- [Task instructions]
Find every line in the records below that contains the word "chart", and copy each such line.

Code that draws figures
------------------------

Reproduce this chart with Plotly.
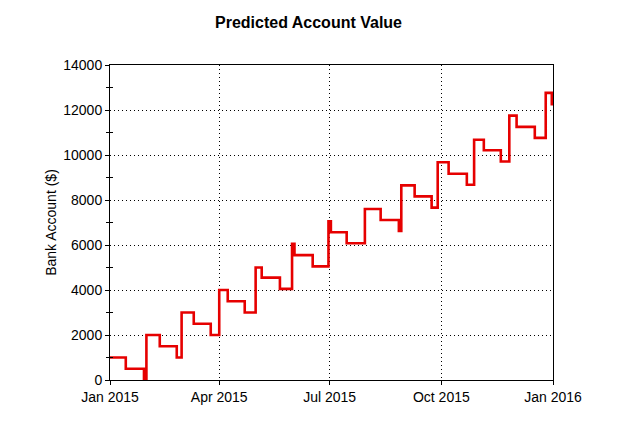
import plotly.graph_objects as go

dates = ["2015-01-01", "2015-01-14", "2015-01-29", "2015-01-31", "2015-02-11", "2015-02-25",
         "2015-03-01", "2015-03-11", "2015-03-25", "2015-04-01", "2015-04-08", "2015-04-22",
         "2015-05-01", "2015-05-06", "2015-05-21", "2015-05-31", "2015-06-02", "2015-06-17",
         "2015-06-30", "2015-07-02", "2015-07-15", "2015-07-30", "2015-08-12", "2015-08-27",
         "2015-08-29", "2015-09-09", "2015-09-23", "2015-09-28", "2015-10-07", "2015-10-22",
         "2015-10-28", "2015-11-05", "2015-11-19", "2015-11-26", "2015-12-02", "2015-12-17",
         "2015-12-26", "2015-12-31", "2016-01-01"]
balance = [1000, 500, 0, 2000, 1500, 1000,
           3000, 2500, 2000, 4000, 3500, 3000,
           5000, 4550, 4050, 6050, 5550, 5050,
           7050, 6570, 6080, 7600, 7110, 6620,
           8650, 8160, 7660, 9680, 9170, 8680,
           10680, 10210, 9710, 11750, 11250, 10760,
           12760, 12260, 12260]

x_tick_vals = ["2015-01-01", "2015-04-01", "2015-07-01", "2015-10-01", "2016-01-01"]
x_tick_text = ["Jan 2015", "Apr 2015", "Jul 2015", "Oct 2015", "Jan 2016"]
y_major = [0, 2000, 4000, 6000, 8000, 10000, 12000, 14000]
y_major_text = ["0", "2000", "4000", "6000", "8000", "10000", "12000", "14000"]
y_minor = [1000, 3000, 5000, 7000, 9000, 11000, 13000]

font_family = "Liberation Sans, Arial, sans-serif"

fig = go.Figure()
fig.add_trace(go.Scatter(x=dates, y=balance, mode="lines", line=dict(color="#e60000", width=2.6, shape="hv"),
                         showlegend=False, hoverinfo="skip"))
fig.add_trace(go.Scatter(x=[dates[0]], y=[balance[0]], mode="none", yaxis="y2", showlegend=False,
                         hoverinfo="skip"))

fig.update_layout(
    width=617, height=430,
    margin=dict(l=110, r=64, t=65, b=50),
    paper_bgcolor="white", plot_bgcolor="white",
    font=dict(family=font_family, size=14, color="black"),
    title=dict(text="<b>Predicted Account Value</b>", x=0.5, xanchor="center", y=0.948, yanchor="middle",
               font=dict(size=16, family=font_family, color="black")),
    xaxis=dict(range=["2015-01-01", "2016-01-01"], tickvals=x_tick_vals, ticktext=x_tick_text,
               showline=True, linecolor="black", linewidth=1, mirror=True,
               ticks="outside", ticklen=4, tickcolor="black",
               showgrid=True, gridcolor="black", gridwidth=1, griddash="1px,3px",
               zeroline=False, tickfont=dict(size=14)),
    yaxis=dict(range=[0, 14000], tickvals=y_major, ticktext=y_major_text,
               showline=True, linecolor="black", linewidth=1, mirror=True,
               ticks="outside", ticklen=4, tickcolor="black",
               minor=dict(tickvals=y_minor, ticks="outside", ticklen=3, tickcolor="black", showgrid=False),
               showgrid=True, gridcolor="black", gridwidth=1, griddash="1px,3px",
               zeroline=False, tickfont=dict(size=14),
               title=dict(text="Bank Account ($)", font=dict(size=14), standoff=3)),
    yaxis2=dict(range=[0, 14000], overlaying="y", side="left", tickvals=y_minor, ticks="inside", ticklen=3,
                tickcolor="black", showticklabels=False, showgrid=False, showline=False, zeroline=False),
)

fig.write_html("out.html")
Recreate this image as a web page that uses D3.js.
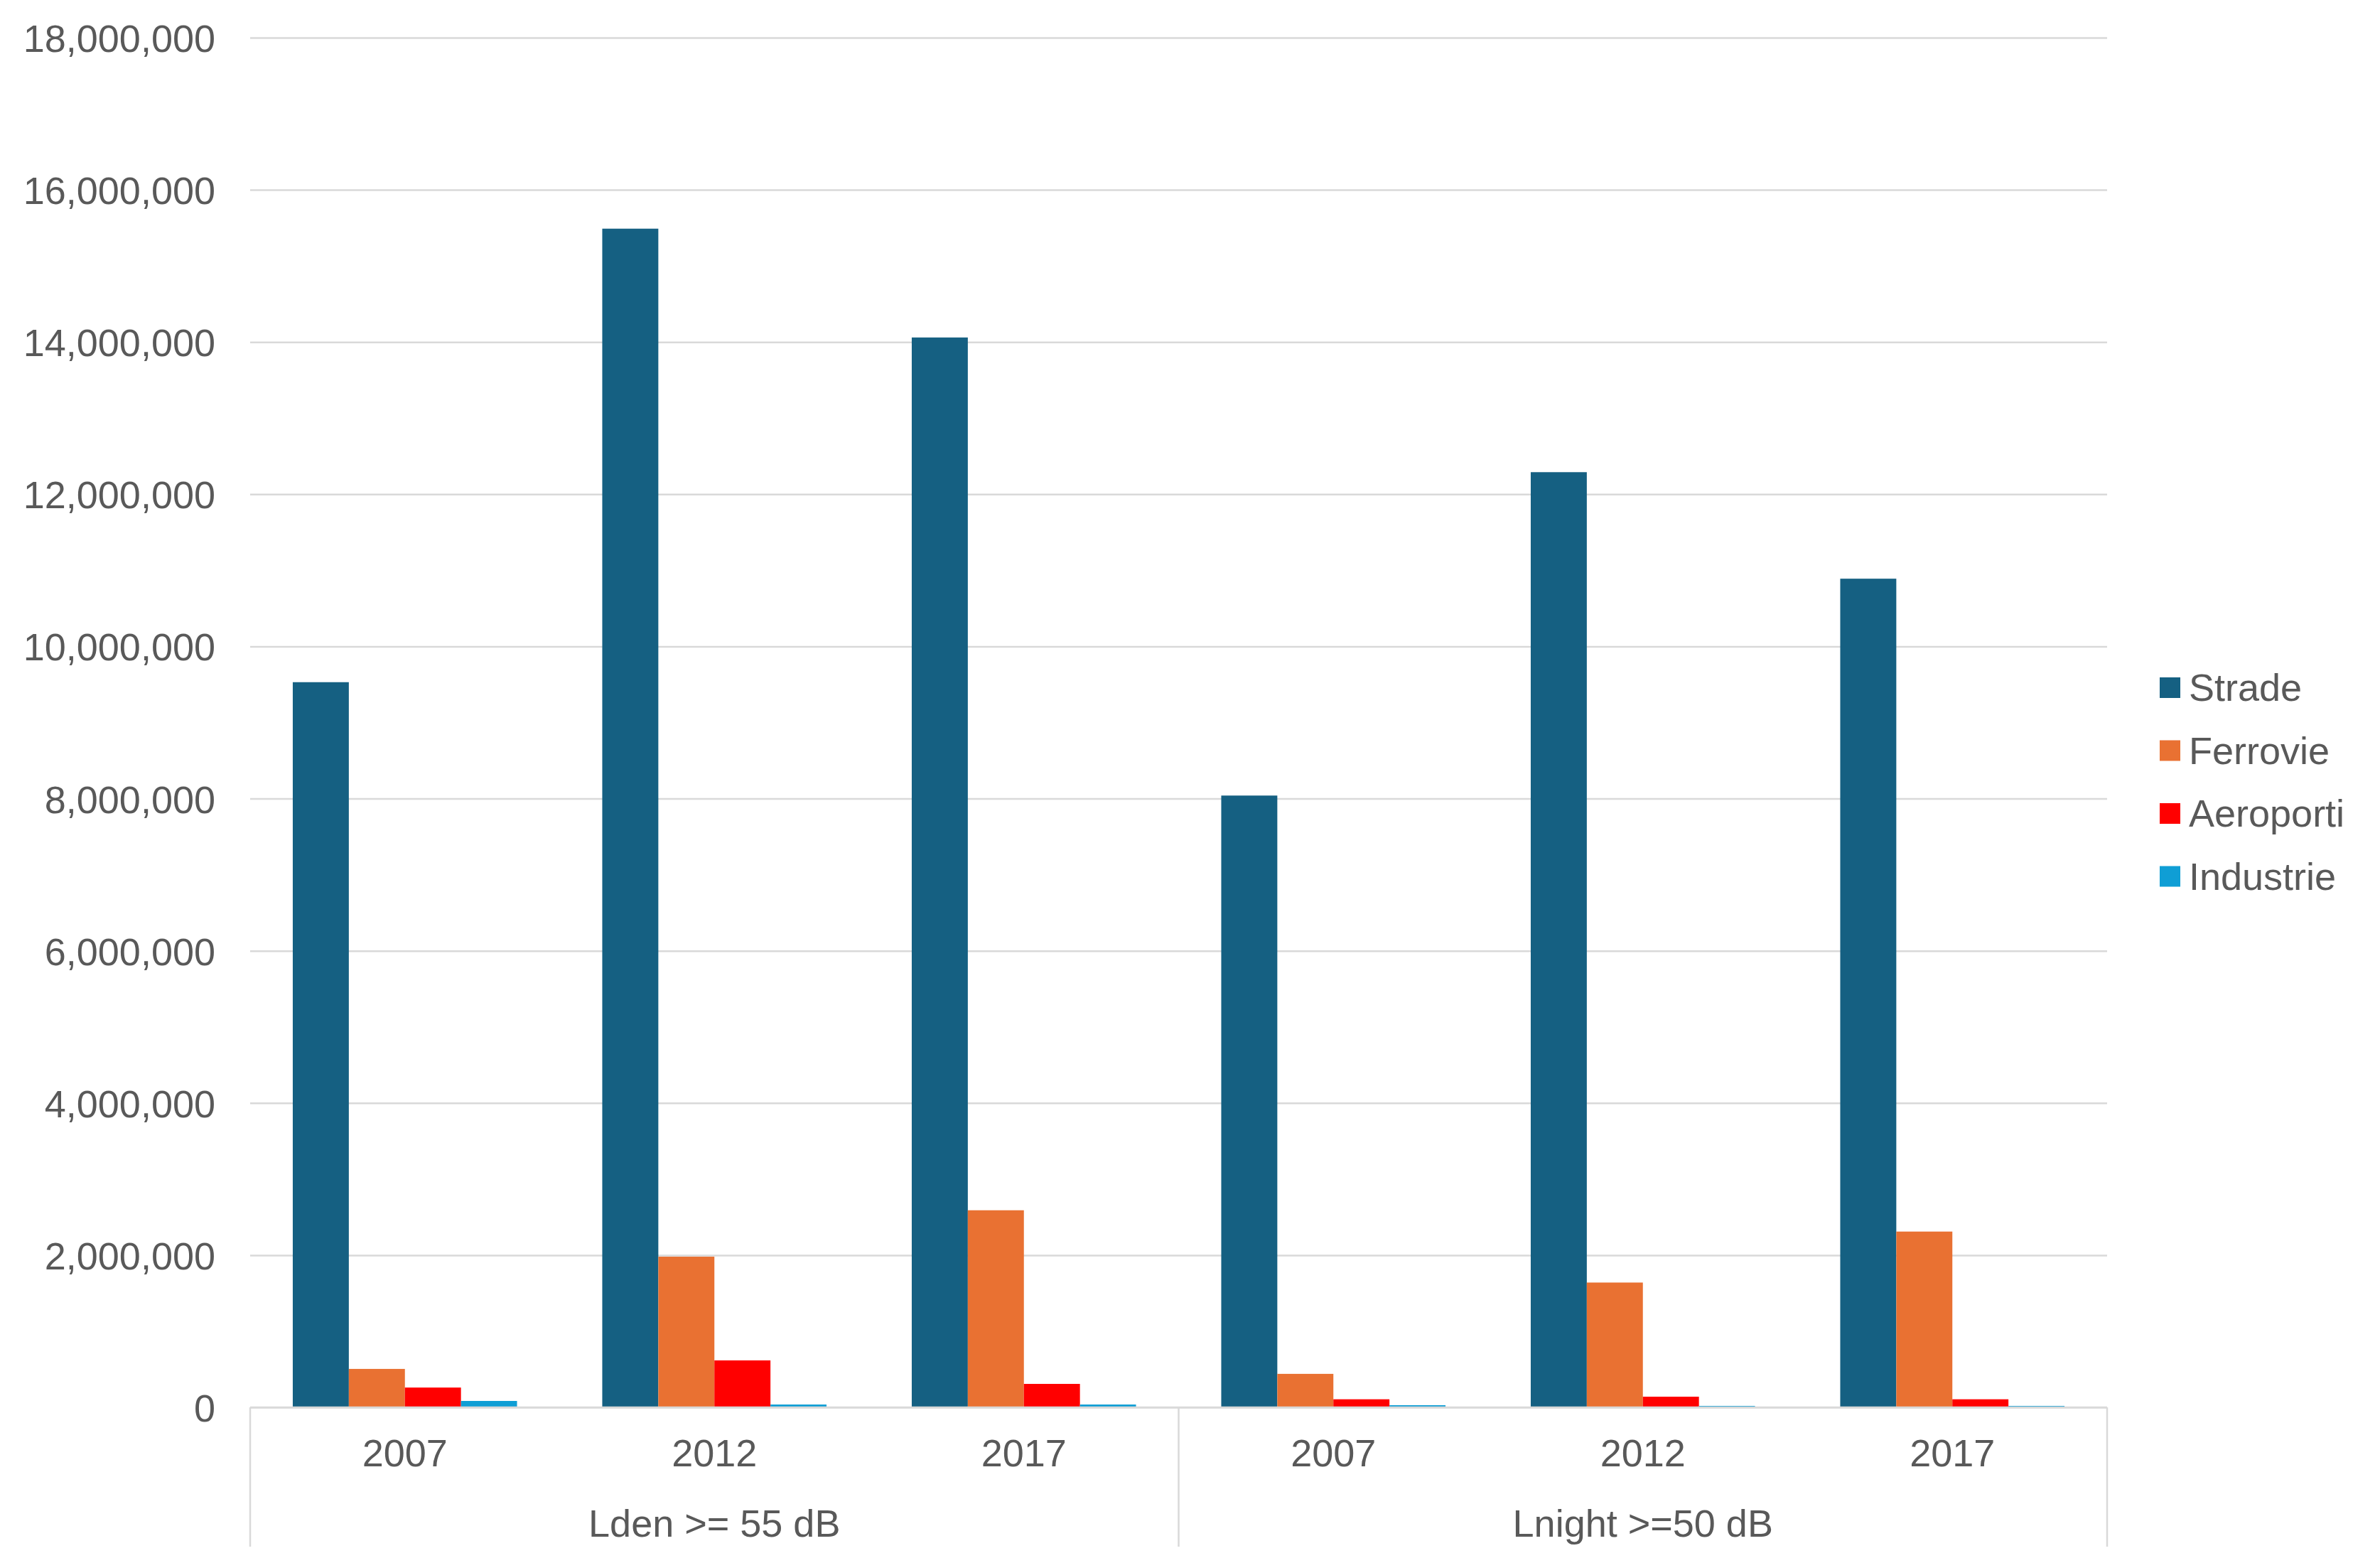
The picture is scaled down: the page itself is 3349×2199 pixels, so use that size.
<!DOCTYPE html>
<html>
<head>
<meta charset="utf-8">
<script src="https://cdn.jsdelivr.net/npm/d3@7"></script>
<style>
  body { margin: 0; background: #fff; }
  text { font-family: "Liberation Sans", Arial, sans-serif; fill: #595959; }
</style>
</head>
<body>
<svg id="chart" width="3349" height="2199"></svg>
<script>
// chart values
var groups = ["Lden >= 55 dB", "Lnight >=50 dB"];
var years = ["2007", "2012", "2017"];
var seriesNames = ["Strade", "Ferrovie", "Aeroporti", "Industrie"];
var seriesColors = ["#156082", "#E97132", "#FF0000", "#0F9ED5"];
var strade    = [9530000, 15490000, 14060000, 8040000, 12290000, 10890000];
var ferrovie  = [505000, 1980000, 2590000, 440000, 1640000, 2310000];
var aeroporti = [260000, 617000, 308000, 106000, 140000, 106000];
var industrie = [84000, 37000, 37000, 28000, 19000, 19000];
var yTicks = [0, 2000000, 4000000, 6000000, 8000000, 10000000, 12000000, 14000000, 16000000, 18000000];

var values = [strade, ferrovie, aeroporti, industrie];

// one entry per category on the x axis (group x year)
var cats = [];
groups.forEach(function(g, gi) {
  years.forEach(function(y, yi) {
    cats.push({ key: g + "|" + y, group: g, year: y, idx: gi * years.length + yi });
  });
});

// plot frame (note: "top" is reserved on window, so prefix these)
var plotLeft = 352, plotRight = 2965, plotTop = 53, plotBase = 1980, axisBottom = 2176;

var svg = d3.select("#chart");

var x = d3.scaleBand()
  .domain(cats.map(function(d) { return d.key; }))
  .range([plotLeft, plotRight])
  .padding(0);

var xs = d3.scaleBand()
  .domain(seriesNames)
  .range([0, x.bandwidth()])
  .paddingInner(0)
  .paddingOuter(0.76);

var y = d3.scaleLinear()
  .domain([0, 18000000])
  .range([plotBase, plotTop]);

// gridlines + tick labels
var yAxis = svg.append("g")
  .attr("transform", "translate(" + plotLeft + ",0)")
  .call(d3.axisLeft(y)
    .tickValues(yTicks)
    .tickFormat(d3.format(","))
    .tickSize(-(plotRight - plotLeft))
    .tickPadding(49));
yAxis.select(".domain").remove();
yAxis.selectAll(".tick line")
  .attr("stroke", "#d9d9d9")
  .attr("stroke-width", 2.5);
yAxis.selectAll(".tick text")
  .style("font-size", "54px")
  .attr("dy", "0.36em");

// bars
seriesNames.forEach(function(s, si) {
  svg.append("g")
    .attr("fill", seriesColors[si])
    .selectAll("rect")
    .data(cats)
    .join("rect")
    .attr("x", function(d) { return x(d.key) + xs(s); })
    .attr("width", xs.bandwidth())
    .attr("y", function(d) { return y(values[si][d.idx]); })
    .attr("height", function(d) { return plotBase - y(values[si][d.idx]); });
});

// category axis: baseline and group separators
var axisG = svg.append("g")
  .attr("stroke", "#d9d9d9")
  .attr("stroke-width", 2.5);
axisG.append("line")
  .attr("x1", plotLeft).attr("x2", plotRight)
  .attr("y1", y(0)).attr("y2", y(0));
var sepX = [plotLeft];
groups.forEach(function(g) {
  var last = cats.filter(function(d) { return d.group === g; }).slice(-1)[0];
  sepX.push(x(last.key) + x.bandwidth());
});
axisG.selectAll("line.sep")
  .data(sepX)
  .join("line")
  .attr("class", "sep")
  .attr("x1", function(d) { return d; }).attr("x2", function(d) { return d; })
  .attr("y1", y(0)).attr("y2", axisBottom);

// year labels
svg.append("g")
  .selectAll("text")
  .data(cats)
  .join("text")
  .attr("x", function(d) { return x(d.key) + x.bandwidth() / 2; })
  .attr("y", 2063)
  .attr("text-anchor", "middle")
  .style("font-size", "54px")
  .text(function(d) { return d.year; });

// group labels
svg.append("g")
  .selectAll("text")
  .data(groups)
  .join("text")
  .attr("x", function(g) {
    var gc = cats.filter(function(d) { return d.group === g; });
    return (x(gc[0].key) + x(gc[gc.length - 1].key) + x.bandwidth()) / 2;
  })
  .attr("y", 2162)
  .attr("text-anchor", "middle")
  .style("font-size", "54px")
  .text(function(g) { return g; });

// legend
var legend = svg.append("g")
  .attr("transform", "translate(3039,953)");
var item = legend.selectAll("g")
  .data(seriesNames)
  .join("g")
  .attr("transform", function(d, i) { return "translate(0," + (i * 88.5) + ")"; });
item.append("rect")
  .attr("width", 29).attr("height", 29)
  .attr("fill", function(d, i) { return seriesColors[i]; });
item.append("text")
  .attr("x", 41)
  .attr("y", 33)
  .style("font-size", "54px")
  .text(function(d) { return d; });
</script>
</body>
</html>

------------------------

- [Right answer]
Reproduce this chart with Plotly.
<svg id="chart" width="3349" height="2199"></svg>
// chart values
var svg = d3.select("#chart");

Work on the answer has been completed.